Co-owners and pastry chefs Patrick Musel and Susan Limb load the bakery case at this French bistro with all kind of sweets, including rustic apple tarts, chocolate éclairs, and coconut macaroons. Oh, the macaroons!
Trummer’s on Main
Pastry chef Chris Ford, formerly of New York’s whimsical ChikaLicious Dessert Bar, has created a selection of decadent desserts, including a caramel apple with crème fraîche ice cream and applesauce sorbet. But we think the creamy chocolate pudding, complemented by hazelnut sorbet and crunchy cocoa nibs, is one of the best desserts.
At this Old Town haunt, gifted chef Anthony Chittum oversees the entire menu, including desserts. On Valentine’s Day, the restaurant will offer couples a three-course tasting menu, accompanied by a trio of small dessert-wine pours.
Need some Southern comfort? We love co-owner Sallie Buben’s vintage recipe for the deliciously tart lemon chess pie, served with lemon custard, blueberry compote, and chantilly cream. Other signature desserts include Georgia pecan pie with bourbon ice cream and peanut-butter crunch bar with bananas and peanut-brittle ice cream.
This is the home of Bryan Voltaggio, last season’s Top Chef runner-up. We’d be remiss if we didn’t mention the spectacular chocolate-and-peanut-butter mousse with tonka-bean ice cream, peanut-butter caramel, and cilantro. Other menu items include a banana split with roasted-banana ganache, and a goat-cheese cake with Granny Smith apple sorbet.

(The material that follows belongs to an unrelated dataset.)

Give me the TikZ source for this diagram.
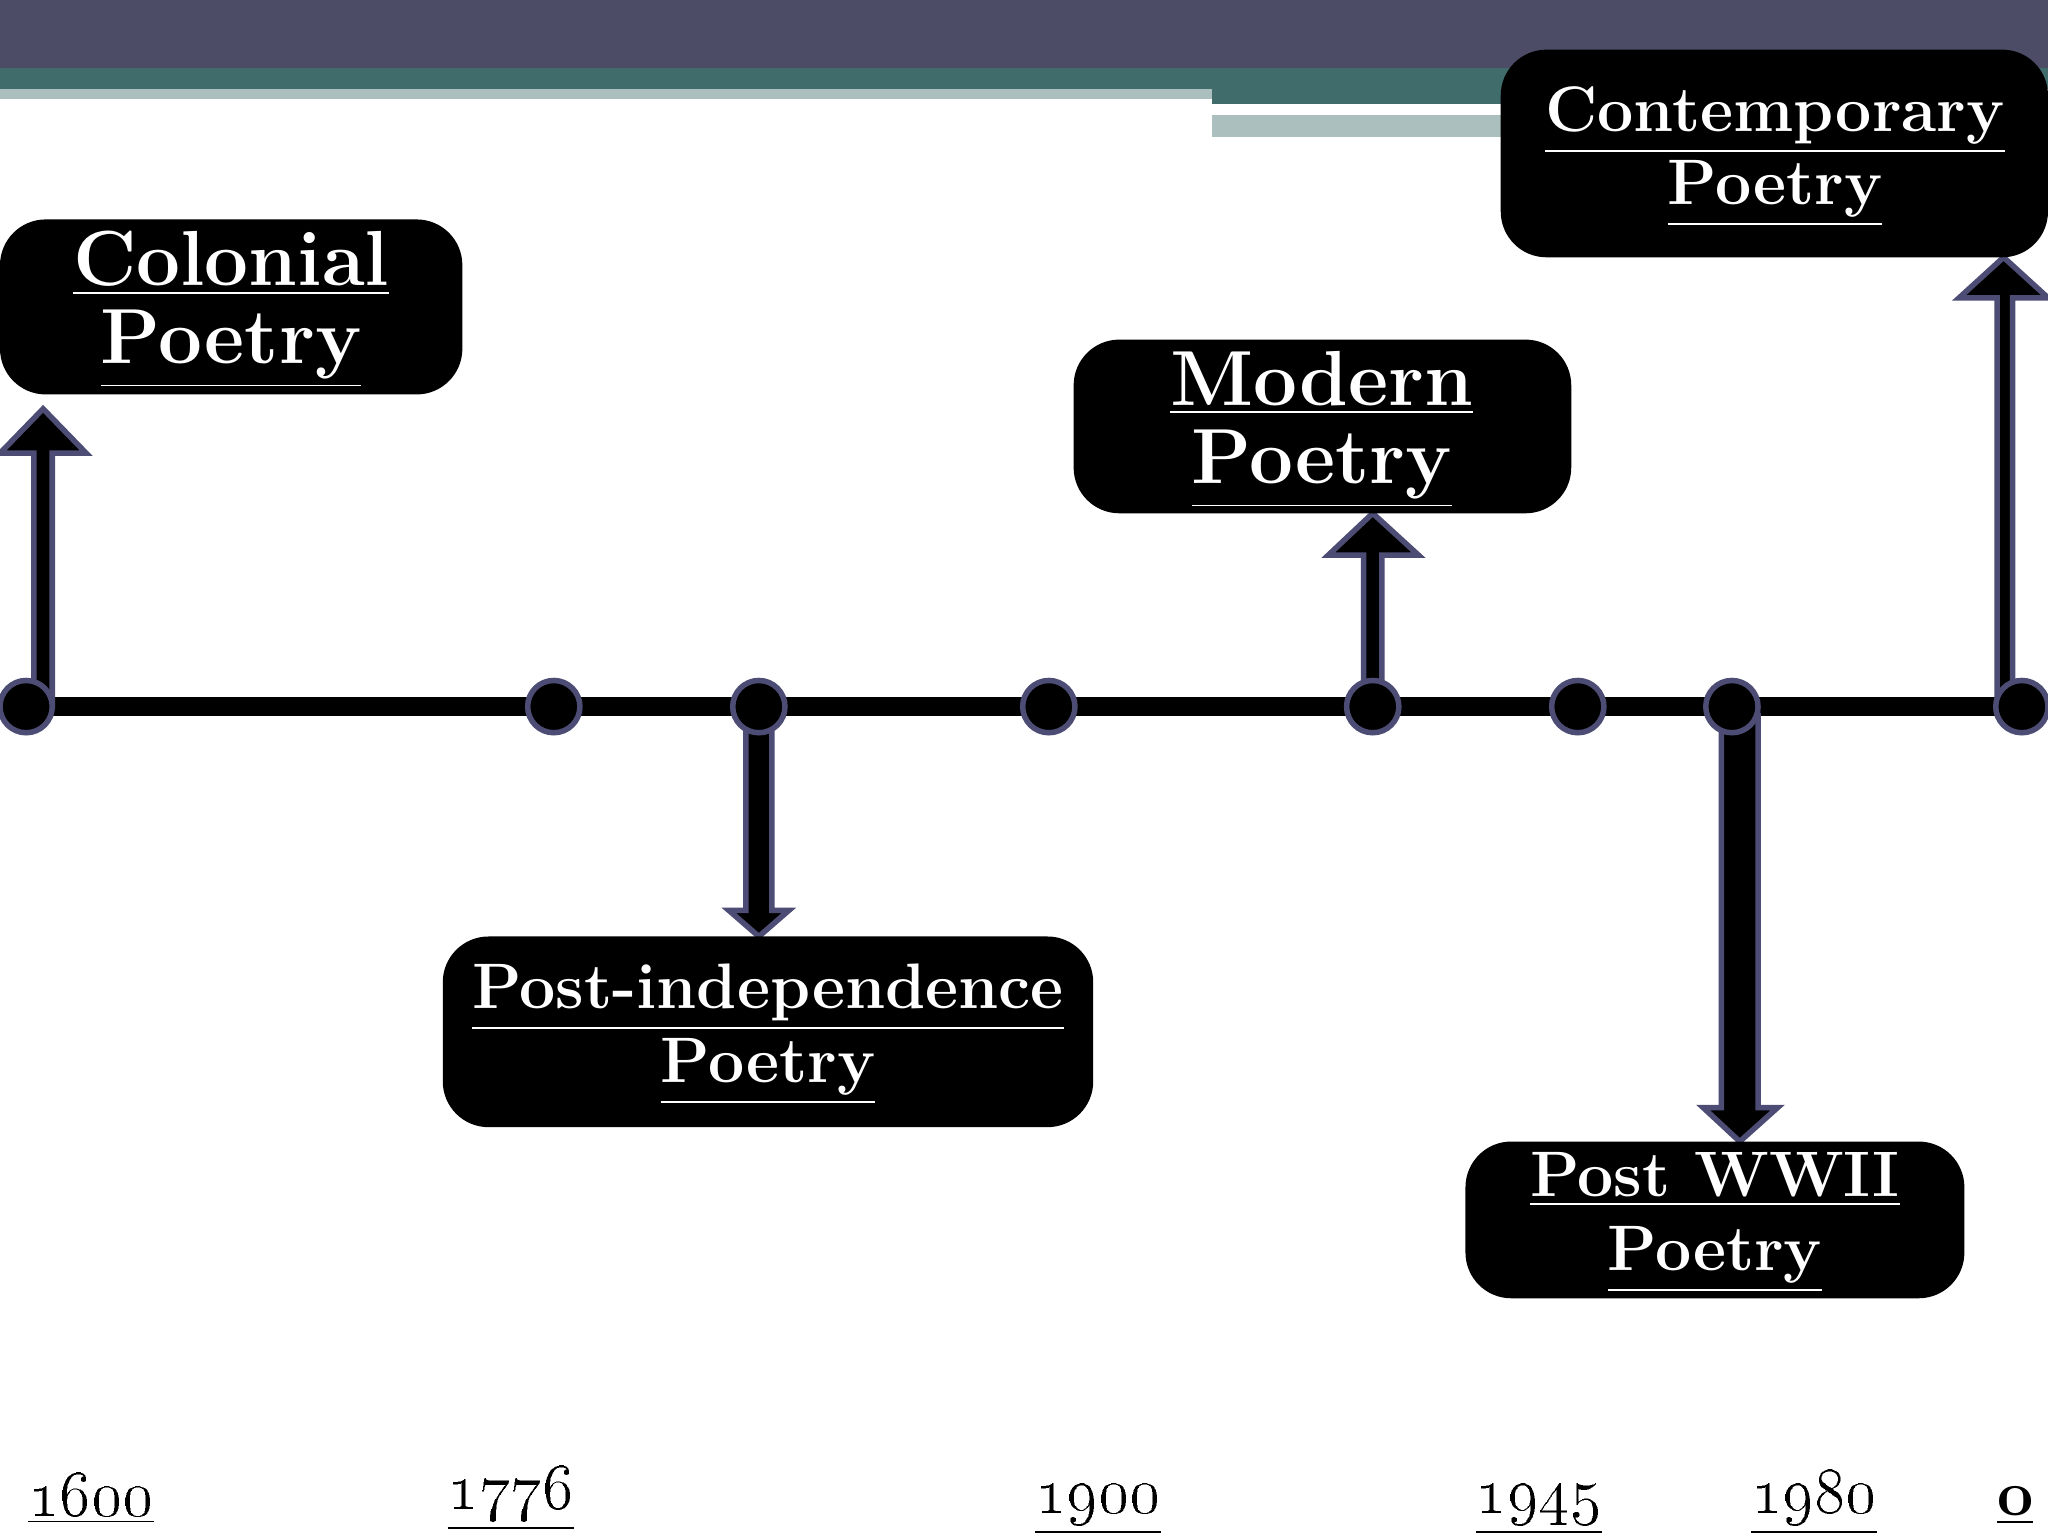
\documentclass[tikz,border=0pt]{standalone}
\begin{document}
\begin{tikzpicture}[x=0.01cm,y=-0.01cm,
  box/.style={fill=black,rounded corners=0.35cm,draw=none},
  lbl/.style={text=white,font=\bfseries,align=center},
  barrow/.style={fill=black,draw=black!60!blue!40!gray,line width=1.2pt,line join=miter},
  dot/.style={circle,fill=black,draw=black!60!blue!40!gray,line width=1.2pt,minimum size=0.4cm,inner sep=0pt},
  yr/.style={font=\bfseries\fontsize{14}{16}\selectfont,anchor=base}]
\useasboundingbox (0,0) rectangle (1568,1176);
\fill[white] (0,0) rectangle (1568,1176);
% header bands
\fill[black!30!teal!50!gray] (0,52) rectangle (1568,68);
\fill[black!30!teal!50!gray] (928,68) rectangle (1150,80);
\fill[teal!30!gray!50] (0,68) rectangle (928,76);
\fill[teal!30!gray!50] (928,88) rectangle (1150,105);
\fill[black!75!blue!40!gray] (0,0) rectangle (1568,52);
% timeline
\draw[line width=0.14cm] (20,541) -- (1548,541);
% arrows
\draw[barrow] (26,541) -- (26,347) -- (0,347) -- (33,313) -- (66,347) -- (40,347) -- (40,541) -- cycle;
\draw[barrow] (1044,541) -- (1044,425) -- (1017,425) -- (1051,393) -- (1086,425) -- (1058,425) -- (1058,541) -- cycle;
\draw[barrow] (1529,541) -- (1529,228) -- (1500,228) -- (1534,197) -- (1568,228) -- (1541,228) -- (1541,541) -- cycle;
\draw[barrow] (571,550) -- (571,697) -- (558,697) -- (581,717) -- (604,697) -- (591,697) -- (591,550) -- cycle;
\draw[barrow] (1318,548) -- (1318,848) -- (1304,848) -- (1332,874) -- (1361,848) -- (1346,848) -- (1346,548) -- cycle;
% dots
\foreach \n/\x in {d1/20,d2/424,d3/581,d4/803,d5/1051,d6/1208,d7/1326,d8/1548}
  \node[dot] (\n) at (\x,541) {};
% boxes
\fill[box] (0,168) rectangle (354,302);
\node[lbl,font=\bfseries\fontsize{17}{19}\selectfont] (colonial) at (177,237) {\underline{Colonial}\\[-2pt]\underline{Poetry}};
\fill[box] (822,260) rectangle (1203,393);
\node[lbl,font=\bfseries\fontsize{17}{19}\selectfont] (modern) at (1012,329) {\underline{Modern}\\[-2pt]\underline{Poetry}};
\fill[box] (1149,38) rectangle (1568,197);
\node[lbl,font=\bfseries\fontsize{14}{16}\selectfont] (contemp) at (1359,120) {\underline{Contemporary}\\\underline{Poetry}};
\fill[box] (339,717) rectangle (837,863);
\node[lbl,font=\bfseries\fontsize{14}{16}\selectfont] (postind) at (588,792) {\underline{Post-independence}\\\underline{Poetry}};
\fill[box] (1122,874) rectangle (1504,994);
\node[lbl,font=\bfseries\fontsize{14}{16}\selectfont] (postww) at (1313,936) {\underline{Post WWII}\\\underline{Poetry}};
% years
\node[yr] (y1) at (70,1160) {\underline{\oldstylenums{1600}}};
\node[yr] (y2) at (391,1155) {\underline{\oldstylenums{1776}}};
\node[yr] (y3) at (841,1158) {\underline{\oldstylenums{1900}}};
\node[yr] (y4) at (1178,1158) {\underline{\oldstylenums{1945}}};
\node[yr] (y5) at (1389,1158) {\underline{\oldstylenums{1980}}};
\node[yr] (y6) at (1543,1160) {\underline{o}};
\end{tikzpicture}
\end{document}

Like the rest of the menu at this José Andrés mezzeteria, the desserts can be ordered regular size and in a smaller mezze portion. What makes our taste buds swoon? A greek parfait, made with Muscat-soaked apricots, vanilla yogurt cream, and apricot sorbet, dusted with pistachio powder. Also good is the chocolate visne, composed of milk-chocolate cream, caramel, cocoa-almond crumble, and cherry sorbet.